Against this backdrop, WHO raises concerns that despite success in ART across sub-Saharan Africa countries including Kenya, the emergence of drug resistance HIV has the potential to become a most pressing public health threat. And, could significantly limit treatment options for people living with HIV.
“Building capacities to identify causes to treatment failure before they escalate to drug resistance is critical. Some people develop drug resistance naturally others due to failure to take medication as recommended,” Ochola explains.
Okal says the mentorship program is so successful that in 2020, cases forwarded for review at the regional technical working group rose from 50 to 300.
“This means that 50 cases were forwarded the year before, despite many more cases being deserving of high level expert review due to ART treatment failure,” Mumelo explains.
“Nurses and clinicians at every dispensary in the county have access to at least one mentor and are able to escalate difficult cases for review and receive a solution on a weekly basis, sometimes even on the same day depending on the urgency.”
Across all 10 counties in Nyanza and Western regions, Homabay has emerged at the top in HIV case management, becoming a benchmarking site.
AIDs related mortality has reduced by more than half from 3,307 in 2015 to 1,458 in 2020. The annual new HIV cases in Homabay County have reduced from 10,625 in 2015 to 3,080 in 2020. ART coverage has risen from 63 percent in 2016 to 95 percent in 2021.
Eleven out of every 100 children under the age of 18 months will test positive for HIV at the national level compared to 1 in every 100 children in Homabay County.

Francis Omondi Onyango, a technical advisor at Homabay County Referral Hospital says accreditation of the hospital’s laboratory is another critical milestone in the appropriate management of people living with HIV as this significantly improves treatment outcomes.
Laboratory accreditation is the internationally accepted framework for increasing test quality and reducing the frequency of laboratory errors.
“Mentorship works across board in the management of HIV patients, from testing, treatment, record keeping, laboratory, laboratory networking and so it is a network of many factors. When this factors work together, we are able to address challenges such as drug resistance effectively,” says Mumelo.
It is this coordinated and structured capacity building and oversight that has enabled Homabay to avert a catastrophe.
Many of its beneficiaries such as Owino have gotten back on track, on their feet and their quality of life significantly improved.

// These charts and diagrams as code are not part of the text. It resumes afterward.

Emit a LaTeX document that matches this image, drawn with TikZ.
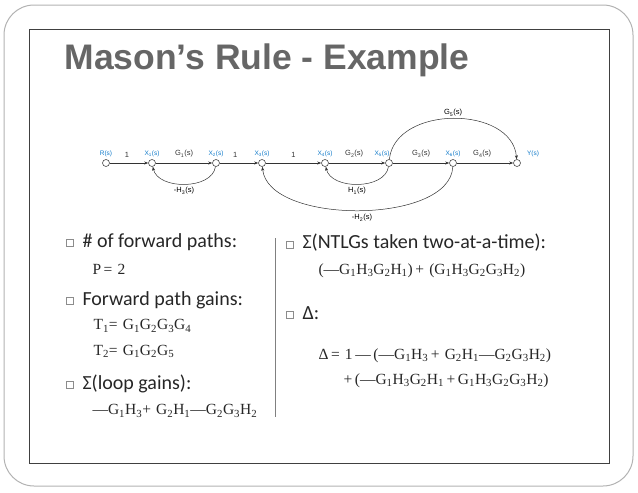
\documentclass[tikz,border=0pt]{standalone}
\usepackage{fontspec}
\setmainfont{Carlito}
\newfontfamily\ttl{Liberation Sans}
\newfontfamily\mth{Liberation Serif}
\newfontfamily\gsf{Liberation Sans}
\usetikzlibrary{arrows.meta}
\newcommand{\subs}[1]{\textsubscript{#1}}
\begin{document}
\begin{tikzpicture}[x=1pt,y=-1pt,
  sn/.style={circle,draw=black!70,fill=white,inner sep=0pt,minimum size=7pt,line width=0.6pt},
  br/.style={-{Stealth[length=4pt,width=3pt]},line width=0.5pt,black!80},
  nl/.style={font=\gsf\fontsize{6.5}{7}\selectfont,text=cyan!60!blue},
  bl/.style={font=\gsf\fontsize{7.5}{8}\selectfont},
  bul/.style={draw=black!45,minimum size=7pt,inner sep=0pt,line width=0.4pt},
  it/.style={anchor=west,font=\fontsize{20}{22}\selectfont,text=black!85},
  fm/.style={anchor=west,font=\mth\fontsize{15.5}{17}\selectfont,text=black!85}]
\useasboundingbox (0,0) rectangle (638,493);
\draw[black!30,line width=1pt,rounded corners=30pt] (4,5) rectangle (633,486);
\draw[black!75,line width=0.8pt] (29,29) rectangle (609,463);
\node[anchor=west,font=\ttl\bfseries\fontsize{35.5}{38}\selectfont,text=black!60] (title) at (61,60) {Mason’s Rule - Example};
% graph
\node[sn] (R) at (106,163) {};
\node[sn] (X1) at (152,163) {};
\node[sn] (X2) at (216,163) {};
\node[sn] (X3) at (262,163) {};
\node[sn] (X4) at (325,163) {};
\node[sn] (X5) at (389,163) {};
\node[sn] (X6) at (453,163) {};
\node[sn] (Y) at (517,163) {};
\node[nl] (lR) at (106,154) {R(s)};
\node[nl] (l1) at (152,154) {X\subs{1}(s)};
\node[nl] (l2) at (216,154) {X\subs{2}(s)};
\node[nl] (l3) at (262,154) {X\subs{3}(s)};
\node[nl] (l4) at (325,154) {X\subs{4}(s)};
\node[nl] (l5) at (382,154) {X\subs{5}(s)};
\node[nl] (l6) at (453,154) {X\subs{6}(s)};
\node[nl] (lY) at (533,154) {Y(s)};
\draw[br] (R) -- node[bl,above=2pt,pos=0.45]{1} (X1);
\draw[br] (X1) -- node[bl,above=2pt]{G\subs{1}(s)} (X2);
\draw[br] (X2) -- node[bl,above=2pt,pos=0.4]{1} (X3);
\draw[br] (X3) -- node[bl,above=2pt]{1} (X4);
\draw[br] (X4) -- node[bl,above=2pt,pos=0.45]{G\subs{2}(s)} (X5);
\draw[br] (X5) -- node[bl,above=2pt]{G\subs{3}(s)} (X6);
\draw[br] (X6) -- node[bl,above=2pt,pos=0.45]{G\subs{4}(s)} (Y);
\draw[br] (X2) .. controls (212,190) and (158,190) .. (X1);
\node[bl] (h3) at (184,191) {-H\subs{3}(s)};
\draw[br] (X5) .. controls (385,190) and (331,190) .. (X4);
\node[bl] (h1) at (357,191) {H\subs{1}(s)};
\draw[br] (X6) .. controls (450,225) and (268,225) .. (X3);
\node[bl] (h2) at (362,218) {-H\subs{2}(s)};
\draw[br] (X5) .. controls (395,105) and (512,105) .. (Y);
\node[bl] (g5) at (453,113) {G\subs{5}(s)};
% left column
\node[bul] (b1) at (70,243) {};
\node[it] (t1) at (79,242) {\# of forward paths:};
\node[fm] (t1a) at (89,269) {P\,=\,\,2};
\node[bul] (b2) at (70,301) {};
\node[it] (t2) at (79,300) {Forward path gains:};
\node[fm] (t2a) at (90,326) {T\subs{1}=\,\,G\subs{1}G\subs{2}G\subs{3}G\subs{4}};
\node[fm] (t2b) at (90,351) {T\subs{2}=\,\,G\subs{1}G\subs{2}G\subs{5}};
\node[bul] (b3) at (70,385) {};
\node[it] (t3) at (79,384) {Σ(loop gains):};
\node[fm] (t3a) at (89,411) {—G\subs{1}H\subs{3}+\,\,G\subs{2}H\subs{1}—G\subs{2}G\subs{3}H\subs{2}};
\draw[black!50,line width=0.6pt] (275,238) -- (275,417);
% right column
\node[bul] (b4) at (290,245) {};
\node[it] (t4) at (299,243) {Σ(NTLGs taken two-at-a-time):};
\node[fm] (t4a) at (315,271) {(—G\subs{1}H\subs{3}G\subs{2}H\subs{1})\,+\,\,(G\subs{1}H\subs{3}G\subs{2}G\subs{3}H\subs{2})};
\node[bul] (b5) at (290,315) {};
\node[it] (t5) at (299,313) {Δ:};
\node[fm] (t5a) at (315,356) {Δ\,=\,\,1\,—\,(—G\subs{1}H\subs{3}\,+\,\,G\subs{2}H\subs{1}—G\subs{2}G\subs{3}H\subs{2})};
\node[fm] (t5b) at (340,381) {+\,(—G\subs{1}H\subs{3}G\subs{2}H\subs{1}\,+\,G\subs{1}H\subs{3}G\subs{2}G\subs{3}H\subs{2})};
\end{tikzpicture}
\end{document}
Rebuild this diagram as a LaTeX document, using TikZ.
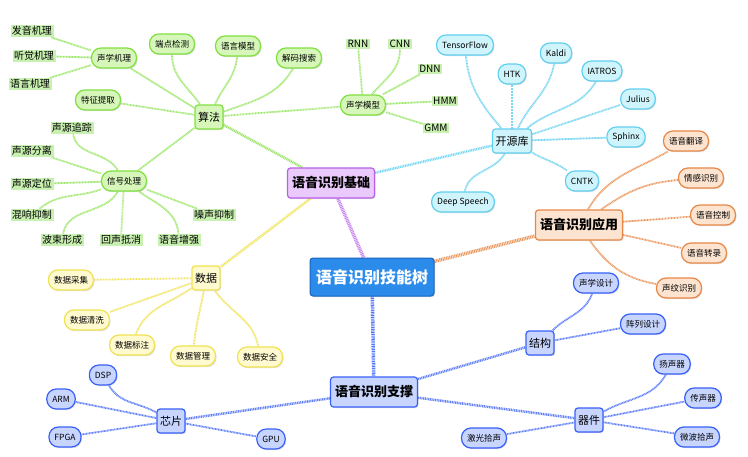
\documentclass[tikz,border=0pt]{standalone}
\usepackage{fontspec}
\setmainfont{Noto Sans CJK SC}
\usepackage{tikz}
\usetikzlibrary{shadows, backgrounds}
\definecolor{rootblue}{RGB}{43, 139, 235}
\definecolor{rootrim}{RGB}{26, 100, 190}
\definecolor{basepurple}{RGB}{184, 96, 232}
\definecolor{basefill}{RGB}{234, 202, 252}
\definecolor{algogreen}{RGB}{128, 224, 64}
\definecolor{algofill}{RGB}{214, 246, 186}
\definecolor{taggreen}{RGB}{200, 240, 176}
\definecolor{libcyan}{RGB}{96, 208, 240}
\definecolor{libfill}{RGB}{208, 244, 252}
\definecolor{appsorange}{RGB}{232, 136, 72}
\definecolor{appsfill}{RGB}{252, 228, 208}
\definecolor{datayellow}{RGB}{240, 226, 80}
\definecolor{datafill}{RGB}{255, 250, 208}
\definecolor{hwblue}{RGB}{56, 96, 248}
\definecolor{hwfill}{RGB}{200, 214, 255}

\tikzset{
  softshadow/.style={drop shadow={shadow xshift=1pt, shadow yshift=-1.2pt, opacity=0.25}},
  rootbox/.style={fill=rootblue, draw=rootrim, line width=1pt, rounded corners=3pt, text=white,
                  font=\fontsize{16}{18}\selectfont\bfseries, minimum height=38pt, inner xsep=6pt, softshadow},
  topicbox/.style 2 args={draw=#1, fill=#2, line width=1.2pt, rounded corners=3pt,
                  font=\fontsize{13}{15}\selectfont\bfseries, minimum height=30pt, inner xsep=4.5pt, softshadow},
  groupbox/.style 2 args={draw=#1, fill=#2, line width=1.2pt, rounded corners=3pt,
                  font=\fontsize{11}{13}\selectfont, minimum height=24pt, minimum width=27pt,
                  inner sep=3pt, softshadow},
  leafpill/.style 2 args={draw=#1, fill=#2, line width=1.2pt, rounded corners=9.5pt,
                  font=\fontsize{8.5}{10}\selectfont, minimum height=20pt, inner xsep=5.5pt, softshadow},
  greentag/.style={fill=taggreen, inner xsep=1.5pt, inner ysep=1.5pt, font=\fontsize{10}{12}\selectfont},
  twig/.style={#1, line width=1.8pt, dash pattern=on 0.9pt off 0.6pt},
  branch/.style={#1, line width=2.5pt, dash pattern=on 1pt off 0.7pt},
  trunk/.style={#1, line width=3.5pt, dash pattern=on 1pt off 0.7pt}
}

\begin{document}
\begin{tikzpicture}[x=1pt, y=-1pt]
    \useasboundingbox (0,0) rectangle (748,456);

    % root and main topics
    \node[rootbox] (root) at (372,277) {语音识别技能树};
    \node[topicbox={basepurple}{basefill}] (base) at (331,183) {语音识别基础};
    \node[topicbox={appsorange}{appsfill}] (apps) at (579,225) {语音识别应用};
    \node[topicbox={hwblue}{hwfill}] (supp) at (374,392) {语音识别支撑};

    % groups
    \node[groupbox={algogreen}{algofill}] (algo) at (209,117) {算法};
    \node[groupbox={libcyan}{libfill}] (lib) at (512,141) {开源库};
    \node[groupbox={datayellow}{datafill}] (data) at (206,278) {数据};
    \node[groupbox={hwblue}{hwfill}] (struct) at (540,343) {结构};
    \node[groupbox={hwblue}{hwfill}] (parts) at (589,420) {器件};
    \node[groupbox={hwblue}{hwfill}] (chip) at (171,421) {芯片};

    % algorithms
    \node[leafpill={algogreen}{algofill}] (acoustic) at (114,58) {声学机理};
    \node[leafpill={algogreen}{algofill}] (endpoint) at (172,44) {端点检测};
    \node[leafpill={algogreen}{algofill}] (langmodel) at (238,46) {语言模型};
    \node[leafpill={algogreen}{algofill}] (decode) at (299,58) {解码搜索};
    \node[leafpill={algogreen}{algofill}] (feature) at (98,100) {特征提取};
    \node[leafpill={algogreen}{algofill}] (acmodel) at (363,105) {声学模型};
    \node[leafpill={algogreen}{algofill}] (signal) at (124,181) {信号处理};

    \node[greentag] (fayin) at (32,31) {发音机理};
    \node[greentag] (tingjue) at (34,56) {听觉机理};
    \node[greentag] (yuyan) at (30,84) {语言机理};
    \node[greentag] (rnn) at (358,44) {RNN};
    \node[greentag] (cnn) at (400,44) {CNN};
    \node[greentag] (dnn) at (430,69) {DNN};
    \node[greentag] (hmm) at (445,101) {HMM};
    \node[greentag] (gmm) at (436,128) {GMM};
    \node[greentag] (zhuizong) at (72,128) {声源追踪};
    \node[greentag] (fenli) at (32,151) {声源分离};
    \node[greentag] (dingwei) at (32,184) {声源定位};
    \node[greentag] (hunxiang) at (32,215) {混响抑制};
    \node[greentag] (zaosheng) at (214,215) {噪声抑制};
    \node[greentag] (boshu) at (62,240) {波束形成};
    \node[greentag] (huisheng) at (121,240) {回声抵消};
    \node[greentag] (zengqiang) at (179,240) {语音增强};

    % open source libraries
    \node[leafpill={libcyan}{libfill}] (tf) at (465,45) {TensorFlow};
    \node[leafpill={libcyan}{libfill}] (htk) at (512,74) {HTK};
    \node[leafpill={libcyan}{libfill}] (kaldi) at (556,53) {Kaldi};
    \node[leafpill={libcyan}{libfill}] (iatros) at (602,71) {IATROS};
    \node[leafpill={libcyan}{libfill}] (julius) at (638,99) {Julius};
    \node[leafpill={libcyan}{libfill}] (sphinx) at (626,137) {Sphinx};
    \node[leafpill={libcyan}{libfill}] (cntk) at (582,181) {CNTK};
    \node[leafpill={libcyan}{libfill}] (deepspeech) at (463,202) {Deep Speech};

    % applications
    \node[leafpill={appsorange}{appsfill}] (fanyi) at (686,141) {语音翻译};
    \node[leafpill={appsorange}{appsfill}] (qinggan) at (701,178) {情感识别};
    \node[leafpill={appsorange}{appsfill}] (kongzhi) at (713,215) {语音控制};
    \node[leafpill={appsorange}{appsfill}] (zhuanlu) at (704,253) {语音转录};
    \node[leafpill={appsorange}{appsfill}] (shengwen) at (679,288) {声纹识别};

    % data
    \node[leafpill={datayellow}{datafill}] (caiji) at (71,280) {数据采集};
    \node[leafpill={datayellow}{datafill}] (qingxi) at (87,320) {数据清洗};
    \node[leafpill={datayellow}{datafill}] (biaozhu) at (132,345) {数据标注};
    \node[leafpill={datayellow}{datafill}] (guanli) at (193,356) {数据管理};
    \node[leafpill={datayellow}{datafill}] (anquan) at (260,357) {数据安全};

    % support
    \node[leafpill={hwblue}{hwfill}] (shengxue) at (596,283) {声学设计};
    \node[leafpill={hwblue}{hwfill}] (zhenlie) at (643,324) {阵列设计};
    \node[leafpill={hwblue}{hwfill}] (yangsheng) at (672,364) {扬声器};
    \node[leafpill={hwblue}{hwfill}] (chuansheng) at (703,398) {传声器};
    \node[leafpill={hwblue}{hwfill}] (weibo) at (697,437) {微波拾声};
    \node[leafpill={hwblue}{hwfill}] (jiguang) at (484,438) {激光拾声};
    \node[leafpill={hwblue}{hwfill}] (gpu) at (271,439) {GPU};
    \node[leafpill={hwblue}{hwfill}] (dsp) at (103,375) {DSP};
    \node[leafpill={hwblue}{hwfill}] (arm) at (61,399) {ARM};
    \node[leafpill={hwblue}{hwfill}] (fpga) at (65,437) {FPGA};

    \begin{scope}[on background layer]
        \fill[white] (0,0) rectangle (748,456);
        % trunks
        \draw[trunk=basepurple!75] (root) -- (base);
        \draw[trunk=appsorange!85] (root) -- (apps);
        \draw[trunk=hwblue!85] (root) -- (supp);
        % branches
        \draw[branch=algogreen!80] (base) -- (algo);
        \draw[branch=datayellow!90] (base) -- (data);
        \draw[branch=libcyan!85] (base) -- (lib);
        \draw[branch=hwblue!80] (supp) -- (struct);
        \draw[branch=hwblue!80] (supp) -- (parts);
        \draw[branch=hwblue!80] (supp) -- (chip);
        \draw[twig=algogreen!75] (algo) -- (acmodel);
        \draw[twig=algogreen!75] (algo) -- (signal);
        % algorithm twigs
        \draw[twig=algogreen!75] (fayin) -- (acoustic);
        \draw[twig=algogreen!75] (tingjue) -- (acoustic);
        \draw[twig=algogreen!75] (yuyan) -- (acoustic);
        \draw[twig=algogreen!75] (acoustic) -- (algo);
        \draw[twig=algogreen!75] (endpoint) to[out=-90, in=125] (algo);
        \draw[twig=algogreen!75] (langmodel) to[out=-95, in=65] (algo);
        \draw[twig=algogreen!75] (decode) to[out=-120, in=20] (algo);
        \draw[twig=algogreen!75] (feature) -- (algo);
        \draw[twig=algogreen!75] (rnn) -- (acmodel);
        \draw[twig=algogreen!75] (cnn) to[out=-90, in=50] (acmodel);
        \draw[twig=algogreen!75] (dnn) -- (acmodel);
        \draw[twig=algogreen!75] (hmm) -- (acmodel);
        \draw[twig=algogreen!75] (gmm) -- (acmodel);
        \draw[twig=algogreen!75] (zhuizong) to[out=-80, in=120] (signal);
        \draw[twig=algogreen!75] (fenli) -- (signal);
        \draw[twig=algogreen!75] (dingwei) -- (signal);
        \draw[twig=algogreen!75] (hunxiang) to[out=40, in=-160] (signal);
        \draw[twig=algogreen!75] (boshu) to[out=80, in=-120] (signal);
        \draw[twig=algogreen!75] (huisheng) -- (signal);
        \draw[twig=algogreen!75] (zengqiang) to[out=95, in=-35] (signal);
        \draw[twig=algogreen!75] (zaosheng) -- (signal);
        % library twigs
        \draw[twig=libcyan!85] (tf) to[out=-85, in=130] (lib);
        \draw[twig=libcyan!85] (htk) -- (lib);
        \draw[twig=libcyan!85] (kaldi) to[out=-100, in=65] (lib);
        \draw[twig=libcyan!85] (iatros) to[out=-120, in=40] (lib);
        \draw[twig=libcyan!85] (julius) -- (lib);
        \draw[twig=libcyan!85] (sphinx) -- (lib);
        \draw[twig=libcyan!85] (cntk) to[out=145, in=-30] (lib);
        \draw[twig=libcyan!85] (deepspeech) to[out=80, in=-120] (lib);
        % application twigs
        \draw[twig=appsorange!85] (fanyi) to[out=-150, in=60] (apps);
        \draw[twig=appsorange!85] (qinggan) to[out=185, in=35] (apps);
        \draw[twig=appsorange!85] (kongzhi) -- (apps);
        \draw[twig=appsorange!85] (zhuanlu) -- (apps);
        \draw[twig=appsorange!85] (shengwen) to[out=170, in=-55] (apps);
        % data twigs
        \draw[twig=datayellow!90] (caiji) -- (data);
        \draw[twig=datayellow!90] (qingxi) -- (data);
        \draw[twig=datayellow!90] (biaozhu) to[out=70, in=-145] (data);
        \draw[twig=datayellow!90] (guanli) to[out=85, in=-100] (data);
        \draw[twig=datayellow!90] (anquan) to[out=100, in=-55] (data);
        % support twigs
        \draw[twig=hwblue!80] (shengxue) to[out=-110, in=45] (struct);
        \draw[twig=hwblue!80] (zhenlie) -- (struct);
        \draw[twig=hwblue!80] (yangsheng) to[out=-120, in=30] (parts);
        \draw[twig=hwblue!80] (chuansheng) -- (parts);
        \draw[twig=hwblue!80] (weibo) -- (parts);
        \draw[twig=hwblue!80] (jiguang) -- (parts);
        \draw[twig=hwblue!80] (dsp) to[out=-60, in=150] (chip);
        \draw[twig=hwblue!80] (arm) -- (chip);
        \draw[twig=hwblue!80] (fpga) -- (chip);
        \draw[twig=hwblue!80] (chip) to[out=-10, in=170] (gpu);
    \end{scope}
\end{tikzpicture}
\end{document}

Owino’s treatment outcomes are so positive that her most recent viral load test shows undetectable levels meaning that the virus cannot be detected using a standard blood test.
But the mentorship structure’s replicable and demonstrable high potential to produce desirable treatment outcomes, is not without challenges.
It is a structure that is largely reliant on donor funding for the infrastructure to keep it going. Technology required such as laptops for record keeping, internet connectivity, movement of mentors from one health facility to the next is donor funded.
Okal says there are eight sub-counties in Homabay County alone with terrain that calls for a high number of mentors to ensure that all health facilities are covered.
The County has the largest HIV treatment program in Kenya and the need for mentorship is high, which calls for more resources in technical support, personnel and systems such as laptops and telecommunication.
Nonetheless, he says a toll free telephone number that enables mentors to communicate is in place, also supported by a donor. Even as mentors and mentees shift to telemedicine as a precaution to limit face-to-face consultations, this is also supported by donor funding.
COVID-19 has further introduced challenges such as a longer turn around period in the processing of laboratory results. Prior to COVID-19, a drug resistance test took less than a month, today, the turnaround period is one to two months because laboratory infrastructure is overwhelmed by the pandemic. More so, a drug resistance test is very costly and the test is only processed at the National HIV Reference Laboratory in Nairobi.